Categorical Subordination and Legislative Function
The Court addressed the Sixth Circuit's decision to subordinate tax penalties on a categorical basis, finding this approach inconsistent with the role of equitable subordination. The Court pointed out that a categorical approach effectively involves making a legislative judgment, which falls outside the judiciary's authority. The Court emphasized that equitable subordination should not permit courts to contradict or modify the statutory priorities established by Congress. By subordinating tax penalties based on their noncompensatory nature, the Sixth Circuit engaged in a policy decision that Congress had not authorized, thus overstepping the intended judicial function.

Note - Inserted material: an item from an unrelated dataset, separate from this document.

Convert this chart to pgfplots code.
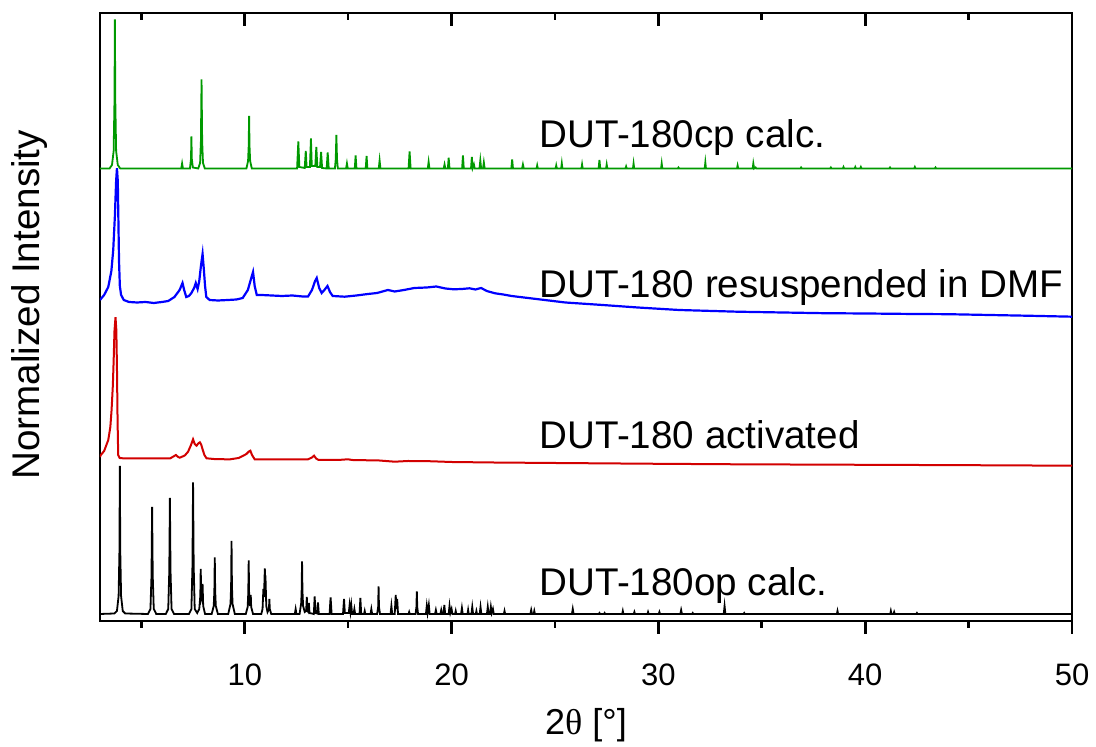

Priority of Postpetition Tax Penalties
The Court clarified Congress’s policy judgment regarding the treatment of postpetition tax penalties in bankruptcy proceedings. According to the Bankruptcy Code, postpetition tax penalties are given the priority of administrative expenses, which reflects Congress's intent to treat these claims with a high level of priority. The Court noted that this priority assignment was a deliberate policy choice by Congress and should not be altered by the courts through equitable subordination without specific justification related to the case's facts. The Court's decision reinforced the rule that bankruptcy courts must respect the priority scheme established by Congress unless particular circumstances warrant an exception.
Limitations on Judicial Authority
The Court concluded that the Sixth Circuit's rationale for subordinating the IRS's tax penalty claims was improperly categorical and exceeded the bounds of judicial authority. The Court held that equitable subordination must not occur at a policy level that Congress has already addressed unless there is a need to reconcile conflicting congressional directives. This decision underscored the principle that bankruptcy courts are not empowered to make broad policy determinations that alter the statutory prioritization of claims. The Court's ruling preserved the integrity of the legislative scheme and limited courts to making exceptions only when justified by the unique facts of a particular case.